Another prisoner said he was grateful to state authorities for reaching out to him and to other prisoners. “They are giving us another chance,” the prisoner said.
The fear is, however, that this will be a second chance for involvement in violent activity. Security specialists called on the authorities to keep watching these Islamists after their release.
“There are real risks in the release of these people, including their possible merger into terrorist organisations,” Mazloum said.
The Muslim Brotherhood is technically non-operative, except for its media machine, which contains TV channels broadcast from Turkey. Egyptian police have eradicated most of the Muslim Brotherhood’s militias.
However, ISIS is still alive even as operations by the Egyptian Army have weakened it.
Islamists released from the prisons in the past faced stricter ideological revisions that included lectures by moderate religious scholars and political experts who worked to correct misconceptions the Islamists held about Islam and authorities.

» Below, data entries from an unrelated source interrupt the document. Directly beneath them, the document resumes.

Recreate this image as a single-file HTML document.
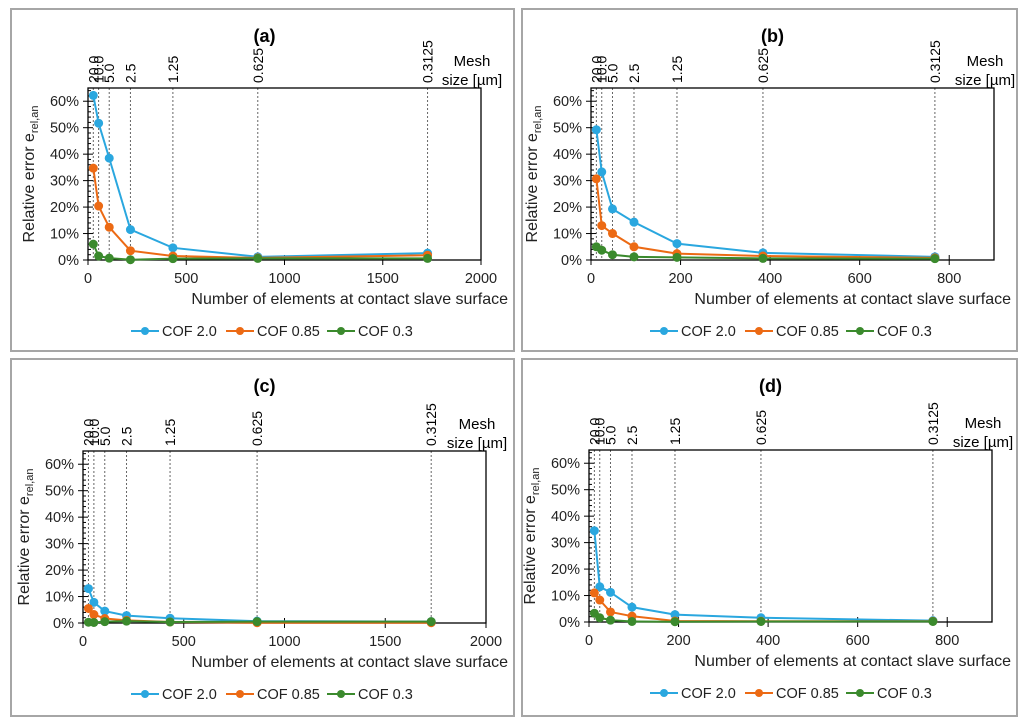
<!DOCTYPE html>
<html><head><meta charset="utf-8"><style>
body{margin:0;background:#fff;}
svg{display:block;font-family:"Liberation Sans","DejaVu Sans",sans-serif;}
</style></head><body>
<svg id="fig" width="1024" height="728" viewBox="0 0 1024 728" xmlns="http://www.w3.org/2000/svg"></svg>
<script>
const meshLabels = ["20.0","10.0","5.0","2.5","1.25","0.625","0.3125"];
const yTicks = [0,10,20,30,40,50,60];
const seriesNames = ["COF 2.0","COF 0.85","COF 0.3"];
const xA = [27,54,108,216,432,864,1728];
const xB = [12,24,48,96,192,384,768];
const xTicksA = [0,500,1000,1500,2000];
const xTicksB = [0,200,400,600,800];
const aBlue = [62.2,51.7,38.5,11.5,4.6,1.2,2.6];
const aOrange = [34.7,20.4,12.4,3.5,1.5,0.8,1.8];
const aGreen = [6,1.5,0.7,0.1,0.5,0.6,0.6];
const bBlue = [49.2,33.3,19.3,14.3,6.2,2.7,1.2];
const bOrange = [30.7,13,10,5,2.4,1.5,0.8];
const bGreen = [5,3.7,2,1.2,1,0.6,0.5];
const cBlue = [13,7.8,4.5,2.8,1.8,0.7,0.5];
const cOrange = [5.5,3.2,1.7,1.0,0.4,0.1,0.1];
const cGreen = [0.3,0.2,0.5,0.7,0.4,0.5,0.5];
const dBlue = [34.5,13.3,11.2,5.6,2.8,1.6,0.5];
const dOrange = [11,8.3,3.8,2.2,0.4,0.3,0.3];
const dGreen = [3.3,1.6,0.7,0.2,0.1,0.2,0.2];

const colors = ["#2aa7df","#ec6a14","#3b8a2d"];
const NS = "http://www.w3.org/2000/svg";
const svg = document.getElementById("fig");
function mk(tag, attrs, parent, text){
  const e = document.createElementNS(NS, tag);
  for (const k in attrs) e.setAttribute(k, attrs[k]);
  if (text !== undefined) e.textContent = text;
  (parent||svg).appendChild(e);
  return e;
}
function panel(id, bx, by, px0, px1, py0, xmax, xs, xTicks, data){
  const g = mk("g", {});
  
  
  const right = (id=='b'||id=='d');
  const frame = mk("rect", {x:bx, y:by, width:503-(right?8:0), height:(id=='a'||id=='b')?342:357, fill:"none", stroke:"#a6a6a6", "stroke-width":2}, g);
  
  
  const ymax = 65, yTop = py0 - 172;
  const sx = v => px0 + (v / xmax) * (px1 - px0);
  const sy = v => py0 - (v / ymax) * (py0 - yTop);
  const t = mk("text", {x:(px0+px1)/2 - 20, y:by+33, "font-size":18, "font-weight":"bold", "text-anchor":"middle"}, g, "(" + id + ")");
  
  
  xs.forEach((v,i)=>{
    const l = mk("line", {x1:sx(v), x2:sx(v), y1:yTop, y2:py0, stroke:"#666", "stroke-width":1, "stroke-dasharray":"2,2"}, g);
    
    
    const tx = mk("text", {x:0, y:0, "font-size":14, transform:`translate(${sx(v)+5},${yTop-5}) rotate(-90)`}, g, meshLabels[i]);
    
    
  });
  const m1 = mk("text", {x:px1-9, y:yTop-22, "font-size":15, "text-anchor":"middle"}, g, "Mesh");
  
  
  const m2 = mk("text", {x:px1-9, y:yTop-3, "font-size":15, "text-anchor":"middle"}, g, "size [µm]");
  
  
  const pa = mk("rect", {x:px0, y:yTop, width:px1-px0, height:py0-yTop, fill:"none", stroke:"#000", "stroke-width":1.3}, g);
  
  
  for (let v=0; v<=64; v+=2){
    const major = v%10===0;
    mk("line", {x1:major?px0-5:px0, x2:px0+(major?5:3), y1:sy(v), y2:sy(v), stroke:"#000", "stroke-width":1}, g);
  }
  yTicks.forEach(v=>{
    const tx = mk("text", {x:px0-9, y:sy(v)+5, "font-size":14.5, "text-anchor":"end", fill:"#222"}, g, v+"%");
    
    
  });
  xTicks.forEach(v=>{
    mk("line", {x1:sx(v), x2:sx(v), y1:py0-5, y2:py0+5, stroke:"#000", "stroke-width":1}, g);
    const tx = mk("text", {x:sx(v), y:py0+23, "font-size":14.5, "text-anchor":"middle", fill:"#222"}, g, v);
    
    
  });
  const xt = mk("text", {x:bx+497-(right?8:0), y:py0+44, "font-size":16, "text-anchor":"end", fill:"#222"}, g, "Number of elements at contact slave surface");
  
  
  const yt = mk("text", {x:0, y:0, "font-size":16, "text-anchor":"middle", fill:"#222", transform:`translate(${px0-54},${(yTop+py0)/2}) rotate(-90)`}, g);
  
  
  mk("tspan", {}, yt, "Relative error e");
  mk("tspan", {"font-size":11, dy:4}, yt, "rel,an");
  data.forEach((vals, si)=>{
    const pts = vals.map((v,i)=>sx(xs[i])+","+sy(v)).join(" ");
    const pl = mk("polyline", {points:pts, fill:"none", stroke:colors[si], "stroke-width":2}, g);
    
    
    vals.forEach((v,i)=>{
      const c = mk("circle", {cx:sx(xs[i]), cy:sy(v), r:4.5, fill:colors[si]}, g);
      
      
    });
  });
  const ly = py0 + 71;
  const lx0 = bx + 120 + (right?8:0);
  const offs = [0, 95, 196];
  seriesNames.forEach((n,i)=>{
    const x = lx0 + offs[i];
    const le = mk("g", {}, g);
    
    
    mk("line", {x1:x, x2:x+28, y1:ly, y2:ly, stroke:colors[i], "stroke-width":2}, le);
    mk("circle", {cx:x+14, cy:ly, r:4, fill:colors[i]}, le);
    mk("text", {x:x+31, y:ly+5, "font-size":14.5, fill:"#222"}, le, n);
  });
}
panel("a", 11, 9, 88, 481, 260, 2000, xA, xTicksA, [aBlue,aOrange,aGreen]);
panel("b", 522, 9, 591, 994, 260, 900, xB, xTicksB, [bBlue,bOrange,bGreen]);
panel("c", 11, 359, 83, 486, 623, 2000, xA, xTicksA, [cBlue,cOrange,cGreen]);
panel("d", 522, 359, 589, 992, 622, 900, xB, xTicksB, [dBlue,dOrange,dGreen]);
</script>
</body></html>
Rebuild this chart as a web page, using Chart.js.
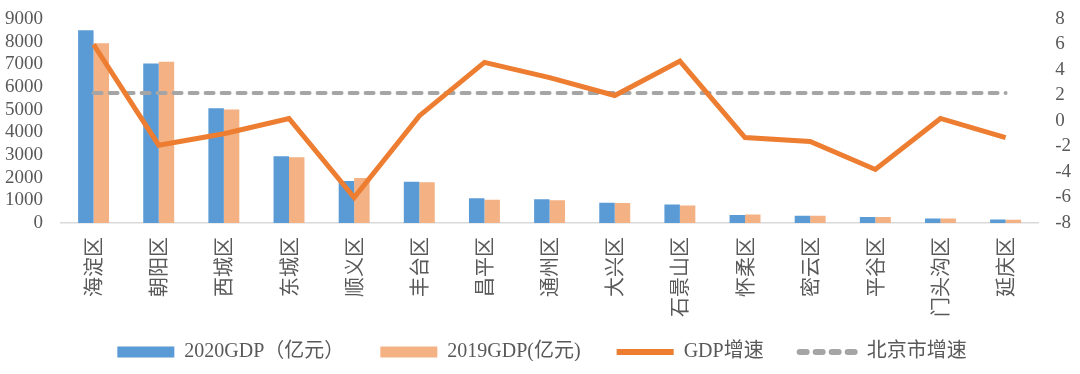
<!DOCTYPE html>
<html>
<head>
<meta charset="utf-8">
<script src="https://cdn.jsdelivr.net/npm/chart.js@4/dist/chart.umd.min.js"></script>
<style>
  html, body { margin: 0; padding: 0; background: #fff; }
  #wrap { width: 1080px; height: 374px; }
</style>
</head>
<body>
<div id="wrap"><canvas id="chart"></canvas></div>
<script>
const districts = ['海淀区', '朝阳区', '西城区', '东城区', '顺义区', '丰台区', '昌平区', '通州区',
  '大兴区', '石景山区', '怀柔区', '密云区', '平谷区', '门头沟区', '延庆区'];
const gdp2020 = [8505, 7037, 5061, 2945, 1854, 1825, 1096, 1052, 890, 816, 350, 320, 263, 202, 158];
const gdp2019 = [7926, 7116, 5007, 2906, 1984, 1797, 1022, 1008, 877, 772, 377, 320, 263, 200, 145];
const gdpGrowth = [6.0, -1.9, -1.0, 0.2, -6.0, 0.4, 4.6, 3.4, 2.0, 4.7, -1.3, -1.6, -3.8, 0.2, -1.3];
const beijingGrowth = [2.2, 2.2, 2.2, 2.2, 2.2, 2.2, 2.2, 2.2, 2.2, 2.2, 2.2, 2.2, 2.2, 2.2, 2.2];

const leftTicks = { min: 0, max: 9000, step: 1000 };
const rightTicks = { min: -8, max: 8, step: 2 };

const serif = "'Liberation Serif', 'Noto Sans CJK SC', serif";
const cjk = "'Noto Sans CJK SC', sans-serif";
const textColor = '#595959';

// drop the extra edge padding chart.js reserves for tick labels
function noEdgePadding(scale) {
  scale.paddingLeft = 0;
  scale.paddingRight = 0;
  scale.paddingTop = 0;
  scale.paddingBottom = 0;
}

// chart.js reserves the tick padding twice on a vertical axis, keep it once
function tightY(scale) {
  noEdgePadding(scale);
  scale.width -= scale.options.ticks.padding;
}

// nudge the legend row up and a touch right, keeps the wide gaps between items
const legendLift = {
  id: 'legendLift',
  afterLayout(chart) {
    const lg = chart.legend;
    lg.top -= 13;
    lg.bottom -= 13;
    lg.left += 4;
    lg.right += 4;
  }
};

new Chart(document.getElementById('chart'), {
  data: {
    labels: districts,
    datasets: [
      {
        type: 'bar',
        label: '2020GDP（亿元）',
        data: gdp2020,
        backgroundColor: '#5B9BD5',
        yAxisID: 'y',
        order: 2,
        categoryPercentage: 0.475,
        barPercentage: 1.0
      },
      {
        type: 'bar',
        label: '2019GDP(亿元)',
        data: gdp2019,
        backgroundColor: '#F4B183',
        yAxisID: 'y',
        order: 2,
        categoryPercentage: 0.475,
        barPercentage: 1.0
      },
      {
        type: 'line',
        label: 'GDP增速',
        data: gdpGrowth,
        borderColor: '#ED7D31',
        backgroundColor: '#ED7D31',
        borderWidth: 5,
        tension: 0,
        pointRadius: 0,
        yAxisID: 'y2',
        order: 0
      },
      {
        type: 'line',
        label: '北京市增速',
        data: beijingGrowth,
        borderColor: '#A5A5A5',
        backgroundColor: '#A5A5A5',
        borderWidth: 4,
        borderDash: [8, 8],
        borderCapStyle: 'round',
        tension: 0,
        pointRadius: 0,
        yAxisID: 'y2',
        order: 1
      }
    ]
  },
  plugins: [legendLift],
  options: {
    responsive: true,
    maintainAspectRatio: false,
    animation: false,
    layout: { padding: { left: 5, right: 9, top: 19, bottom: 0 } },
    plugins: {
      tooltip: { enabled: false },
      legend: {
        position: 'bottom',
        maxHeight: 55,
        labels: {
          usePointStyle: true,
          pointStyleWidth: 57,
          boxHeight: 11,
          padding: 36,
          color: textColor,
          font: { family: serif, size: 20 },
          generateLabels(chart) {
            return chart.data.datasets.map((ds, i) => {
              const isLine = ds.type === 'line';
              const dashed = i === 3;
              return {
                text: ds.label,
                datasetIndex: i,
                fillStyle: isLine ? 'rgba(0,0,0,0)' : ds.backgroundColor,
                strokeStyle: isLine ? ds.borderColor : ds.backgroundColor,
                lineWidth: isLine ? 6 : 0,
                lineDash: dashed ? [7, 9] : [],
                lineCap: dashed ? 'round' : 'butt',
                pointStyle: isLine ? 'line' : 'rect',
                fontColor: textColor,
                hidden: false
              };
            });
          }
        }
      }
    },
    scales: {
      x: {
        grid: { display: false, drawTicks: false },
        border: { display: true, color: '#d9d9d9', width: 1.5 },
        afterFit(scale) {
          noEdgePadding(scale);
          scale.height = 96;
        },
        ticks: {
          minRotation: 90,
          maxRotation: 90,
          autoSkip: false,
          padding: 14,
          color: textColor,
          font: { family: cjk, size: 20 }
        }
      },
      y: {
        position: 'left',
        min: leftTicks.min,
        max: leftTicks.max,
        grid: { display: false, drawTicks: false },
        border: { display: false },
        afterFit: tightY,
        ticks: {
          stepSize: leftTicks.step,
          autoSkip: false,
          padding: 18,
          color: textColor,
          font: { family: serif, size: 19 },
          callback: v => String(v)
        }
      },
      y2: {
        position: 'right',
        min: rightTicks.min,
        max: rightTicks.max,
        grid: { display: false, drawTicks: false },
        border: { display: false },
        afterFit: tightY,
        ticks: {
          stepSize: rightTicks.step,
          autoSkip: false,
          padding: 17,
          color: textColor,
          font: { family: serif, size: 19 },
          callback: v => String(v)
        }
      }
    }
  }
});
</script>
</body>
</html>
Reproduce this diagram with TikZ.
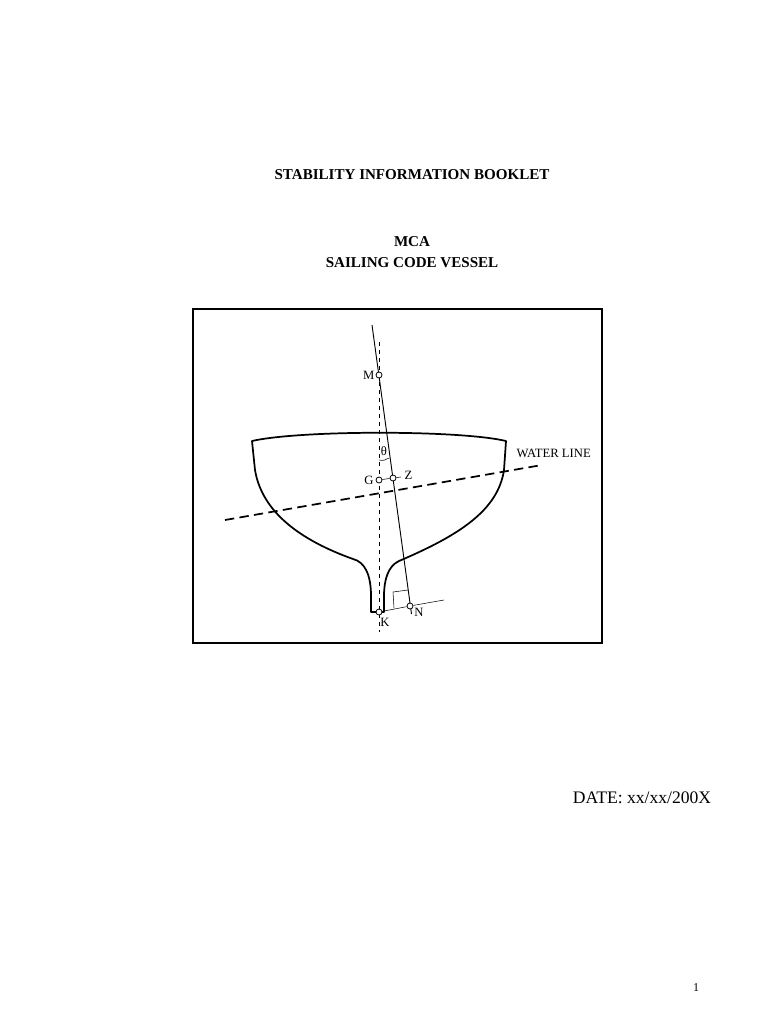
\documentclass[tikz,border=0pt]{standalone}
\usepackage{fontspec}
\setmainfont{Liberation Serif}
\begin{document}
\begin{tikzpicture}[x=0.75pt,y=-0.75pt,
  pt/.style={circle,draw,fill=white,inner sep=0pt,minimum size=4.5pt,line width=0.6pt},
  lbl/.style={font=\fontsize{9.5}{11}\selectfont,inner sep=1pt},
  hull/.style={line width=1.3pt,line join=round},
  ttl/.style={font=\bfseries\fontsize{11.3}{13}\selectfont}]
\useasboundingbox (0,0) rectangle (768,1024);
\node[ttl] (t1) at (412,175) {STABILITY INFORMATION BOOKLET};
\node[ttl] (t2) at (412,242) {MCA};
\node[ttl] (t3) at (412,263) {SAILING CODE VESSEL};
\draw[line width=1.2pt] (193,309) rectangle (602,643);
% hull
\draw[hull] (252,441) .. controls (300,430) and (460,430) .. (506,441)
  -- (504,470) .. controls (498,510) and (460,535) .. (399,561)
  .. controls (388,566) and (384,580) .. (384,596) -- (384,612) -- (371,612) -- (371,596)
  .. controls (371,575) and (365,562) .. (353,559)
  .. controls (300,540) and (262,512) .. (255,470) -- cycle;
% waterline
\draw[line width=1.3pt,dash pattern=on 7pt off 4pt] (225,520) -- (542,465);
\node[lbl,anchor=west] (wl) at (515,453) {WATER LINE};
% vertical centre line
\draw[dashed,line width=0.5pt] (379,342) -- (379,632);
% heeled line
\coordinate (top) at (372,325);
\coordinate (bot) at (411.5,614);
\draw[line width=0.7pt] (top) -- (bot);
\coordinate (kn) at (444,600);
\node[pt] (K) at (379,612) {};
\node[pt] (N) at (410,606) {};
\draw[line width=0.4pt] (K) -- (N) -- (kn);
\draw[line width=0.4pt] (408,590) -- (393,592) -- (394,608);
\node[pt] (M) at (379,375) {};
\node[pt] (G) at (379,480) {};
\node[pt] (Z) at (393,478) {};
\draw[line width=0.4pt] (G) -- (Z) -- (401,477);
\draw[line width=0.4pt] (379,460) .. controls (383,461) and (386,460) .. (389,458);
\node[lbl] (th) at (384,451) {θ};
\node[lbl,anchor=east] (Ml) at (376,375) {M};
\node[lbl,anchor=east] (Gl) at (375,480) {G};
\node[lbl,anchor=west] (Zl) at (403,475) {Z};
\node[lbl] (Kl) at (385,622) {K};
\node[lbl] (Nl) at (419,612) {N};
\node[font=\fontsize{13.2}{15}\selectfont] (date) at (642,798) {DATE: xx/xx/200X};
\node[font=\fontsize{9}{11}\selectfont] (pg) at (696,988) {1};
\end{tikzpicture}
\end{document}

Some of those undergoing revisions renounced violence and abided by the peaceful line they vowed to adopt. However, others quickly returned to violent actions.
Following the latest release of Islamist prisoners, many cast doubt on the viability of the revisions and the pledges they made before their release.
“People do not usually change their ideas or beliefs easily,” said Islamism expert Sameh Eid. “Most of those making the revisions pledge to follow a non-violent course because they only want to get out of the prisons.”